This morning I woke way too early. 5 am. Too much food, too much liquor. Thoughts of last night's meal slithered about my furry head.
I fumbled about in the darkness for my glasses, dressed, sat at the computer and Googled "ox cheek". I learned that ox cheek was popular many years ago, particularly amongst English writers and diarists.
At nine o'clock on Saturday 28 February 1662, Samuel Pepys "had a good supper of an ox's cheek."
On 17 November 1798, Jane Austin wrote: "I am very fond of experimental housekeeping, such as having an ox cheek now and then, I shall have one next week, and I mean to have some little dumplings to put into it..".

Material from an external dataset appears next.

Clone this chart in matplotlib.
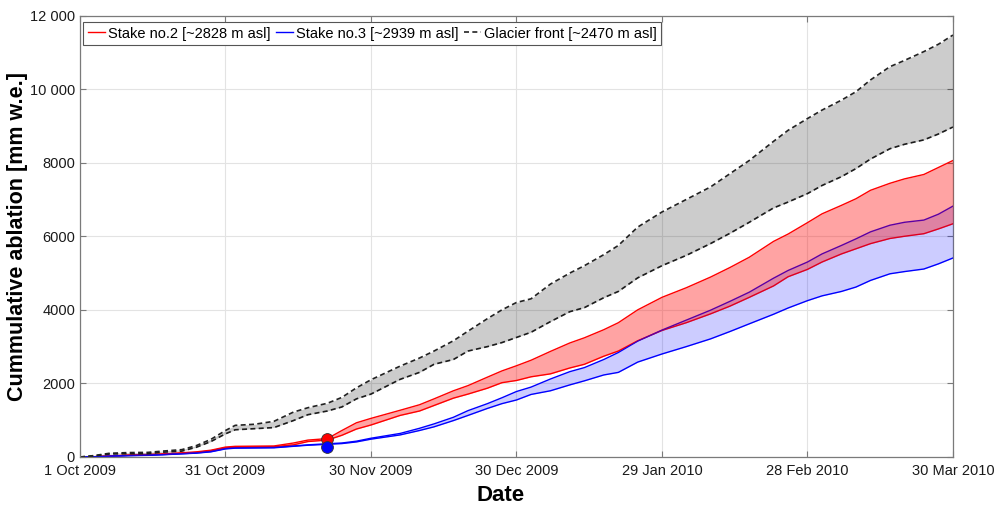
import numpy as np
import matplotlib
matplotlib.use('Agg')
import matplotlib.pyplot as plt
import matplotlib.dates as mdates
from matplotlib.ticker import FuncFormatter

plt.rcParams['font.family'] = ['Liberation Sans', 'DejaVu Sans']

# days since 1 Oct 2009
days = [0, 3, 6, 10, 14, 17, 21, 24, 27, 30, 32, 36, 40, 44, 47, 51, 54, 57, 60, 66,
        70, 73, 77, 80, 84, 87, 90, 93, 97, 101, 104, 108, 111, 115, 120, 125, 130, 134, 138, 143,
        146, 150, 153, 157, 160, 163, 167, 170, 174, 177, 180]

# cumulative ablation, mm w.e. (upper / lower bound of each band)
front_hi = [0, 40, 100, 120, 125, 160, 200, 310, 480, 720, 860, 890, 970, 1220, 1340, 1460, 1620, 1880, 2100, 2470,
            2690, 2880, 3160, 3420, 3760, 4000, 4200, 4300, 4700, 5000, 5200, 5500, 5750, 6250, 6660, 7000, 7340, 7700, 8060, 8580,
            8880, 9200, 9430, 9700, 9930, 10250, 10610, 10780, 11020, 11220, 11470]
front_lo = [0, 30, 80, 90, 90, 130, 160, 265, 420, 630, 740, 770, 800, 990, 1150, 1250, 1360, 1580, 1710, 2110,
            2300, 2520, 2650, 2880, 3000, 3110, 3250, 3390, 3680, 3950, 4060, 4330, 4500, 4870, 5200, 5480, 5800, 6080, 6380, 6770,
            6930, 7160, 7380, 7620, 7840, 8100, 8380, 8500, 8620, 8780, 8970]
stake2_hi = [0, 10, 30, 55, 70, 85, 115, 140, 185, 270, 290, 295, 300, 380, 460, 500, 720, 930, 1050, 1270,
             1420, 1580, 1800, 1940, 2170, 2340, 2480, 2630, 2870, 3100, 3240, 3460, 3650, 4000, 4340, 4600, 4890, 5150, 5430, 5860,
             6060, 6370, 6610, 6840, 7020, 7250, 7440, 7560, 7680, 7870, 8060]
stake2_lo = [0, 8, 25, 45, 60, 75, 100, 125, 170, 250, 270, 275, 280, 330, 420, 460, 590, 760, 870, 1130,
             1250, 1400, 1600, 1710, 1870, 2020, 2080, 2180, 2260, 2420, 2520, 2740, 2880, 3160, 3440, 3650, 3890, 4100, 4340, 4650,
             4900, 5100, 5300, 5520, 5660, 5800, 5940, 6000, 6070, 6200, 6340]
stake3_hi = [0, 5, 20, 40, 50, 65, 90, 110, 150, 230, 250, 255, 260, 300, 330, 360, 380, 430, 510, 640,
             780, 900, 1080, 1260, 1450, 1610, 1780, 1900, 2120, 2320, 2430, 2650, 2840, 3150, 3450, 3720, 3990, 4230, 4480, 4860,
             5070, 5300, 5520, 5750, 5930, 6120, 6300, 6380, 6440, 6600, 6820]
stake3_lo = [0, 5, 18, 35, 45, 60, 85, 105, 140, 220, 240, 245, 250, 290, 320, 345, 365, 410, 485, 600,
             720, 820, 990, 1130, 1320, 1450, 1550, 1700, 1800, 1960, 2070, 2230, 2300, 2580, 2800, 3000, 3210, 3410, 3620, 3880,
             4050, 4250, 4380, 4500, 4620, 4800, 4980, 5040, 5110, 5250, 5410]

# measured stake points (20 Nov 2009)
meas_day = 51
meas_stake2 = 500
meas_stake3 = 260

labels = ['Stake no.2 [~2828 m asl]', 'Stake no.3 [~2939 m asl]', 'Glacier front [~2470 m asl]']

start = np.datetime64('2009-10-01')
t = start + np.array(days).astype('timedelta64[D]')
t_meas = start + np.timedelta64(meas_day, 'D')

fig = plt.figure(figsize=(9.96, 5.08), dpi=100)
ax = fig.add_axes([0.0803, 0.1004, 0.8765, 0.869])

# lines first, translucent bands drawn over them
ax.plot(t, stake2_hi, color='red', lw=1.0, zorder=2, label=labels[0])
ax.plot(t, stake2_lo, color='red', lw=1.0, zorder=2)
ax.plot(t, stake3_hi, color='blue', lw=1.0, zorder=2, label=labels[1])
ax.plot(t, stake3_lo, color='blue', lw=1.0, zorder=2)
ax.plot(t, front_hi, color='#222222', lw=1.2, ls=(0, (3, 2)), zorder=2, label=labels[2])
ax.plot(t, front_lo, color='#222222', lw=1.2, ls=(0, (3, 2)), zorder=2)

ax.fill_between(t, front_lo, front_hi, color='black', alpha=0.2, lw=0, zorder=3)
ax.fill_between(t, stake3_lo, stake3_hi, color='blue', alpha=0.2, lw=0, zorder=3)
ax.fill_between(t, stake2_lo, stake2_hi, color='red', alpha=0.36, lw=0, zorder=3)

ax.plot(t_meas, meas_stake2, 'o', ms=8.5, mfc='red', mec='#333333', mew=0.6, zorder=4)
ax.plot(t_meas, meas_stake3, 'o', ms=8.5, mfc='blue', mec='#333333', mew=0.6, zorder=4)

ax.set_xlim(start, start + np.timedelta64(180, 'D'))
ax.set_ylim(0, 12000)
tick_days = [0, 30, 60, 90, 120, 150, 180]
ax.set_xticks(start + np.array(tick_days).astype('timedelta64[D]'))
ax.xaxis.set_major_formatter(FuncFormatter(
    lambda v, p: f"{mdates.num2date(v).day} {mdates.num2date(v):%b %Y}"))
ax.set_yticks(np.arange(0, 12001, 2000))
ax.yaxis.set_major_formatter(FuncFormatter(
    lambda v, p: f"{int(v):,}".replace(',', ' ') if v >= 10000 else f"{int(v)}"))

ax.grid(True, color='#e3e3e3', lw=0.8, zorder=0)
ax.set_axisbelow(True)
for s in ax.spines.values():
    s.set_color('#7a7a7a')
    s.set_linewidth(0.9)
ax.tick_params(direction='in', top=True, right=True, length=4, width=0.8,
               color='#7a7a7a', labelsize=10.5, labelcolor='#1a1a1a')
ax.tick_params(axis='x', pad=5)

ax.set_xlabel('Date', fontsize=16, fontweight='bold')
ax.set_ylabel('Cummulative ablation [mm w.e.]', fontsize=15.5, fontweight='bold')
ax.xaxis.set_label_coords(0.482, -0.064)
ax.yaxis.set_label_coords(-0.059, 0.5)

leg = ax.legend(loc='upper left', bbox_to_anchor=(0.004, 0.985), borderaxespad=0,
                ncol=3, fontsize=10.5, handlelength=1.2, handletextpad=0.2,
                columnspacing=0.35, borderpad=0.3, fancybox=False, framealpha=1)
leg.get_frame().set_edgecolor('#555555')
leg.get_frame().set_linewidth(0.8)

fig.savefig('out.png', dpi=100)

Unable to find anything more current I turned, as I so often do, to Hugh Fearnley-Whittingstall's River Cottage Meat Book. He writes: "Ox cheek has been completely unavailable [in the UK] for several years now. Since BSE related legislation took force, the tongue is the only part of the cow's head that is allowed outside the abattoir. It's a pity as the cheek is a very versatile meat which, after long slow cooking, has a delicious melting texture somewhere between the tongue and the oxtail....If it ever comes back on the market, expect to see me furiously trying to publish recipes for it in the hope of stimulating a revival."
The good news for Hugh and his publishing fury is that ox cheek, like the Spice Girls, Take That and Led Zeppelin, has returned to the UK market (or at least to the Anchor & Hope (A&H) - and if the mad-cow legislation has not in fact changed, I do apologise for any trouble that may befall the A&H as a result of this).

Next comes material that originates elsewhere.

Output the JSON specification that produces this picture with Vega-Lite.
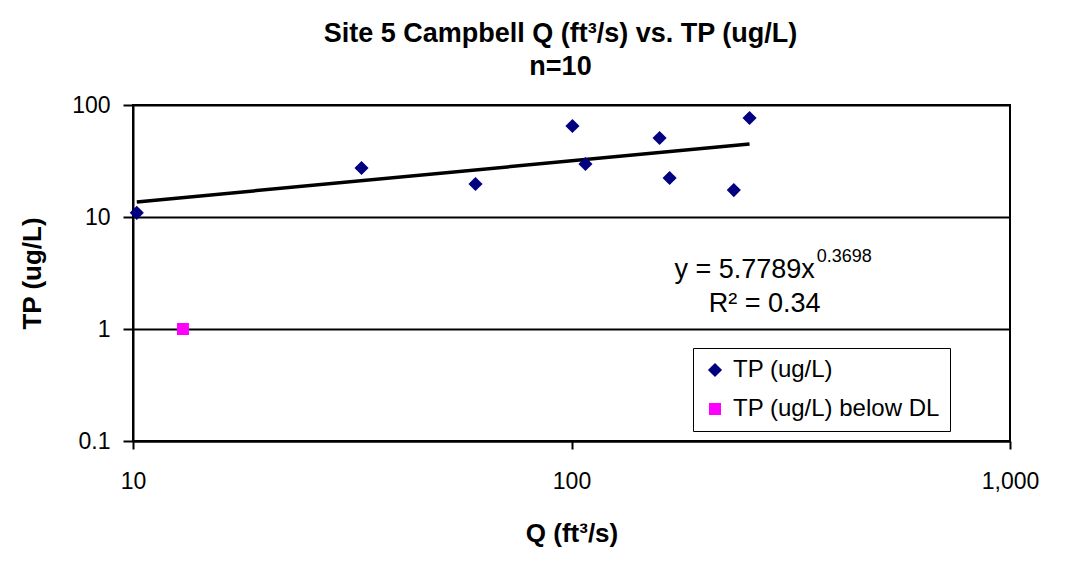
{
  "$schema": "https://vega.github.io/schema/vega-lite/v6.json",
  "autosize": "none",
  "width": 877,
  "height": 336,
  "padding": {"left": 133, "top": 105, "right": 59, "bottom": 122},
  "background": "white",
  "config": {
    "font": "Liberation Sans",
    "view": {"stroke": "black", "strokeWidth": 2}
  },
  "title": {
    "text": ["Site 5 Campbell Q (ft³/s) vs. TP (ug/L)", "n=10"],
    "fontSize": 27,
    "fontWeight": "bold",
    "font": "Liberation Sans",
    "color": "black",
    "anchor": "middle",
    "frame": "group",
    "dx": -11,
    "offset": 13,
    "lineHeight": 33
  },
  "datasets": {
    "obs": [
      {"Q": 10.2, "TP": 10.9, "series": "TP (ug/L)"},
      {"Q": 33.2, "TP": 27.4, "series": "TP (ug/L)"},
      {"Q": 60.4, "TP": 19.7, "series": "TP (ug/L)"},
      {"Q": 100.5, "TP": 65.0, "series": "TP (ug/L)"},
      {"Q": 107.6, "TP": 29.7, "series": "TP (ug/L)"},
      {"Q": 158.8, "TP": 50.7, "series": "TP (ug/L)"},
      {"Q": 167.4, "TP": 22.3, "series": "TP (ug/L)"},
      {"Q": 234.5, "TP": 17.4, "series": "TP (ug/L)"},
      {"Q": 254.7, "TP": 76.5, "series": "TP (ug/L)"},
      {"Q": 13.0, "TP": 1.0, "series": "TP (ug/L) below DL"}
    ],
    "trend": [
      {"Q": 10.2, "TP": 13.64},
      {"Q": 254.7, "TP": 44.84}
    ],
    "notes": [
      {"kind": "main", "label": "y = 5.7789x", "Q": 358.7, "TP": 2.87},
      {"kind": "sup", "label": "0.3698", "Q": 362.5, "TP": 3.96},
      {"kind": "r2", "label": "R² = 0.34", "Q": 275.8, "TP": 1.427}
    ]
  },
  "layer": [
    {
      "data": {"name": "trend"},
      "mark": {"type": "line", "color": "black", "strokeWidth": 3.5},
      "encoding": {
        "x": {
          "field": "Q", "type": "quantitative",
          "scale": {"type": "log", "domain": [10, 1000]},
          "axis": {
            "values": [10, 100, 1000], "format": ",", "title": "Q (ft³/s)",
            "grid": false, "domainColor": "black", "domainWidth": 2,
            "tickColor": "black", "tickWidth": 2, "tickSize": 8,
            "labelFontSize": 23, "labelColor": "black", "labelPadding": 21, "labelFlush": false,
            "titleFontSize": 26, "titleFontWeight": "bold", "titleColor": "black",
            "titleY": 92, "titleBaseline": "middle"
          }
        },
        "y": {
          "field": "TP", "type": "quantitative",
          "scale": {"type": "log", "domain": [0.1, 100]},
          "axis": {
            "values": [0.1, 1, 10, 100], "format": "~g", "title": "TP (ug/L)",
            "grid": true, "gridColor": "black", "gridWidth": 2, "gridOpacity": 1,
            "domainColor": "black", "domainWidth": 2,
            "tickColor": "black", "tickWidth": 2, "tickSize": 10,
            "labelFontSize": 23, "labelColor": "black", "labelPadding": 13, "labelFlush": false,
            "titleFontSize": 26, "titleFontWeight": "bold", "titleColor": "black",
            "titleX": -101, "titleY": 168, "titleAngle": 270,
            "titleAlign": "center", "titleBaseline": "middle"
          }
        }
      }
    },
    {
      "data": {"name": "obs"},
      "mark": {"type": "point", "filled": true, "opacity": 1},
      "encoding": {
        "x": {"field": "Q", "type": "quantitative"},
        "y": {"field": "TP", "type": "quantitative"},
        "color": {
          "field": "series", "type": "nominal",
          "scale": {"domain": ["TP (ug/L)", "TP (ug/L) below DL"], "range": ["#000080", "#FF00FF"]},
          "legend": {
            "title": null, "orient": "none", "legendX": 560, "legendY": 243,
            "strokeColor": "black", "fillColor": "white", "padding": 10,
            "labelFontSize": 24, "labelColor": "black", "labelLimit": 400, "rowPadding": 15,
            "symbolSize": 110, "labelOffset": 6
          }
        },
        "shape": {
          "field": "series", "type": "nominal",
          "scale": {"domain": ["TP (ug/L)", "TP (ug/L) below DL"], "range": ["diamond", "square"]}
        },
        "size": {
          "field": "series", "type": "nominal",
          "scale": {"domain": ["TP (ug/L)", "TP (ug/L) below DL"], "range": [200, 144]},
          "legend": null
        }
      }
    },
    {
      "data": {"name": "notes"},
      "transform": [{"filter": "datum.kind === 'main'"}],
      "mark": {"type": "text", "align": "right", "baseline": "alphabetic", "fontSize": 27, "color": "black"},
      "encoding": {
        "x": {"field": "Q", "type": "quantitative"},
        "y": {"field": "TP", "type": "quantitative"},
        "text": {"field": "label"}
      }
    },
    {
      "data": {"name": "notes"},
      "transform": [{"filter": "datum.kind === 'sup'"}],
      "mark": {"type": "text", "align": "left", "baseline": "alphabetic", "fontSize": 18, "color": "black"},
      "encoding": {
        "x": {"field": "Q", "type": "quantitative"},
        "y": {"field": "TP", "type": "quantitative"},
        "text": {"field": "label"}
      }
    },
    {
      "data": {"name": "notes"},
      "transform": [{"filter": "datum.kind === 'r2'"}],
      "mark": {"type": "text", "align": "center", "baseline": "alphabetic", "fontSize": 27, "color": "black"},
      "encoding": {
        "x": {"field": "Q", "type": "quantitative"},
        "y": {"field": "TP", "type": "quantitative"},
        "text": {"field": "label"}
      }
    }
  ]
}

Over my last five or so years in London, the Anchor & Hope is the place I've eaten at most often. This is slightly odd for two reasons. The first is that English food still has an international reputation problem yet the A&H's food is probably the most traditionally English food in London (along with St John). The second is that you can't book a table and it's very difficult to ever get hold of one. The place is packed, knotted and wild - a sort of culinary snake circus on crowded bus travelling along Oxford Street.

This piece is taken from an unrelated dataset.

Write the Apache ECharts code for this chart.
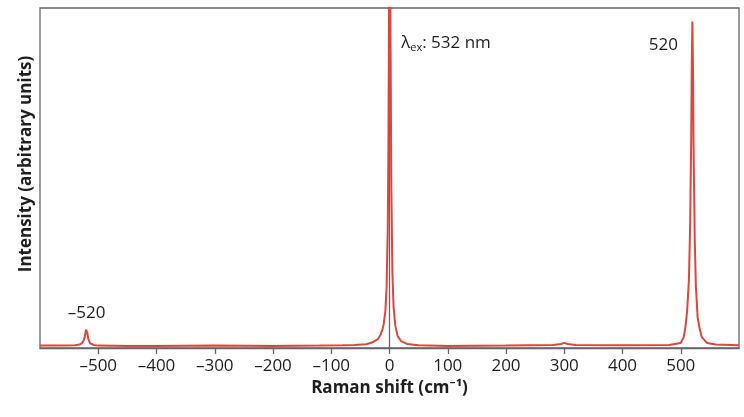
<!DOCTYPE html>
<html>
<head>
<meta charset="utf-8">
<script src="https://cdn.jsdelivr.net/npm/echarts@6/dist/echarts.min.js"></script>
<style>
  html, body { margin: 0; padding: 0; background: #fff; }
  #chart { width: 744px; height: 417px; }
</style>
</head>
<body>
<div id="chart"></div>
<script>
// Raman spectrum, values (intensity on a 0-100 scale)
var shift = [
  -600, -560, -540, -532, -528, -525, -523, -521, -520, -519, -517, -514, -508, -500,
  -450, -400, -300, -200, -120, -80, -60, -40, -30, -20, -15, -12, -10, -7, -5, -3, -2, -1,
  0, 1, 2, 3, 5, 7, 10, 14, 20, 30, 50, 100, 200, 280, 295, 300, 305, 320, 400,
  480, 500, 505, 508, 511, 514, 516, 518, 519, 520, 521, 522, 524, 526, 529, 532,
  536, 545, 560, 600
];
var intensity = [
  0.7, 0.7, 0.8, 1.0, 1.4, 2.2, 3.4, 5.4, 5.9, 4.6, 2.6, 1.4, 0.9, 0.7,
  0.6, 0.6, 0.7, 0.6, 0.7, 0.8, 0.9, 1.1, 1.6, 2.6, 4, 5.5, 7, 11, 18, 35, 55, 90,
  130, 130, 85, 50, 22, 12, 6.5, 3.5, 2.0, 1.2, 0.8, 0.6, 0.7, 0.9, 1.2, 1.5, 1.2, 0.9, 0.8,
  0.9, 1.5, 3.2, 6, 11, 20, 35, 62, 85, 96, 82, 60, 32, 18, 9, 6,
  3.2, 1.5, 1.0, 0.8
];
var xTicks = [-500, -400, -300, -200, -100, 0, 100, 200, 300, 400, 500];
// peak annotations: [x, y, text]
var notes = [
  [-520, 10.2, "\u2013520"],
  [97, 89.8, "{l|\u03BB}{s|ex}{l|: 532 nm}"],
  [470, 89.2, "520"]
];

var data = [];
for (var i = 0; i < shift.length; i++) {
    data.push([shift[i], intensity[i]]);
}

var font = "'Open Sans', 'Noto Sans', sans-serif";
var ink = "#1e1e1e";
var myChart = echarts.init(document.getElementById("chart"));
var options = {
    backgroundColor: "#fff",
    animation: false,
    textStyle: {fontFamily: font},
    grid: {
        left: 40, right: 5, top: 8, bottom: 69,
        show: true, borderColor: "#666", borderWidth: 1.3
    },
    xAxis: {
        type: "value",
        min: -600, max: 600, interval: 100,
        name: "Raman shift (cm\u207B\u00B9)",
        nameLocation: "middle",
        nameGap: 30,
        nameTextStyle: {fontSize: 17, fontWeight: "bold", color: ink, fontFamily: font},
        axisLine: {show: true, onZero: false, lineStyle: {color: "#666", width: 1.3}},
        axisTick: {show: true, customValues: xTicks, length: 6, lineStyle: {color: "#666", width: 1.3}},
        axisLabel: {
            customValues: xTicks,
            fontSize: 17, color: ink, margin: 10, fontFamily: font,
            formatter: function (v) { return String(v).replace("-", "\u2013"); }
        },
        splitLine: {show: false}
    },
    yAxis: {
        type: "value",
        min: 0, max: 100,
        name: "Intensity (arbitrary units)",
        nameLocation: "middle",
        nameGap: 5,
        nameTextStyle: {fontSize: 17, fontWeight: "bold", color: ink, fontFamily: font, padding: [0, 0, 0, 28]},
        axisLine: {show: true, lineStyle: {color: "#666", width: 1.3}},
        axisTick: {show: false},
        axisLabel: {show: false},
        splitLine: {show: false}
    },
    series: [{
        type: "line",
        data: data,
        showSymbol: false,
        clip: true,
        lineStyle: {color: "#e0453a", width: 2},
        z: 2
    }, {
        type: "scatter",
        data: notes,
        symbolSize: 0,
        silent: true,
        itemStyle: {opacity: 1, color: "transparent"},
        z: 3,
        label: {
            show: true, position: "inside", fontSize: 17, color: ink, fontFamily: font,
            formatter: function (p) { return p.value[2]; },
            rich: {
                l: {fontSize: 17, color: ink, fontFamily: font},
                s: {fontSize: 11, color: ink, fontFamily: font, verticalAlign: "bottom", padding: [10, 0, 0, 0]}
            }
        }
    }]
};
myChart.setOption(options);
</script>
</body>
</html>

For years I raved to the hungry about the A&H's duck in a pot. As of last night I have a new champion, a new favourite A&H dish - ox cheek and dumplings. Last night it was a serving for two and cost 26 quid.
It arrives in a large Le Creuset dish. A large mound of brick-red ox cheek floats in the centre of a rich stock from the long slow cooking process. Around the ox cheek floats five or six dumplings. The ox cheek is just at Hugh Fernley-Whittingstall describes it - delicious melting texture - with a stunning depth of flavour. The stock is rich and warming and the slippery dumplings providing a great textural contrast (I was not sure what was was in the dumplings, but they were great). This is exactly what I want to eat on a cold night shortly before Christmas. What a dish. Nothing I've eaten in London in the last five years comes close to this. Pepys and Austin would be most pleased.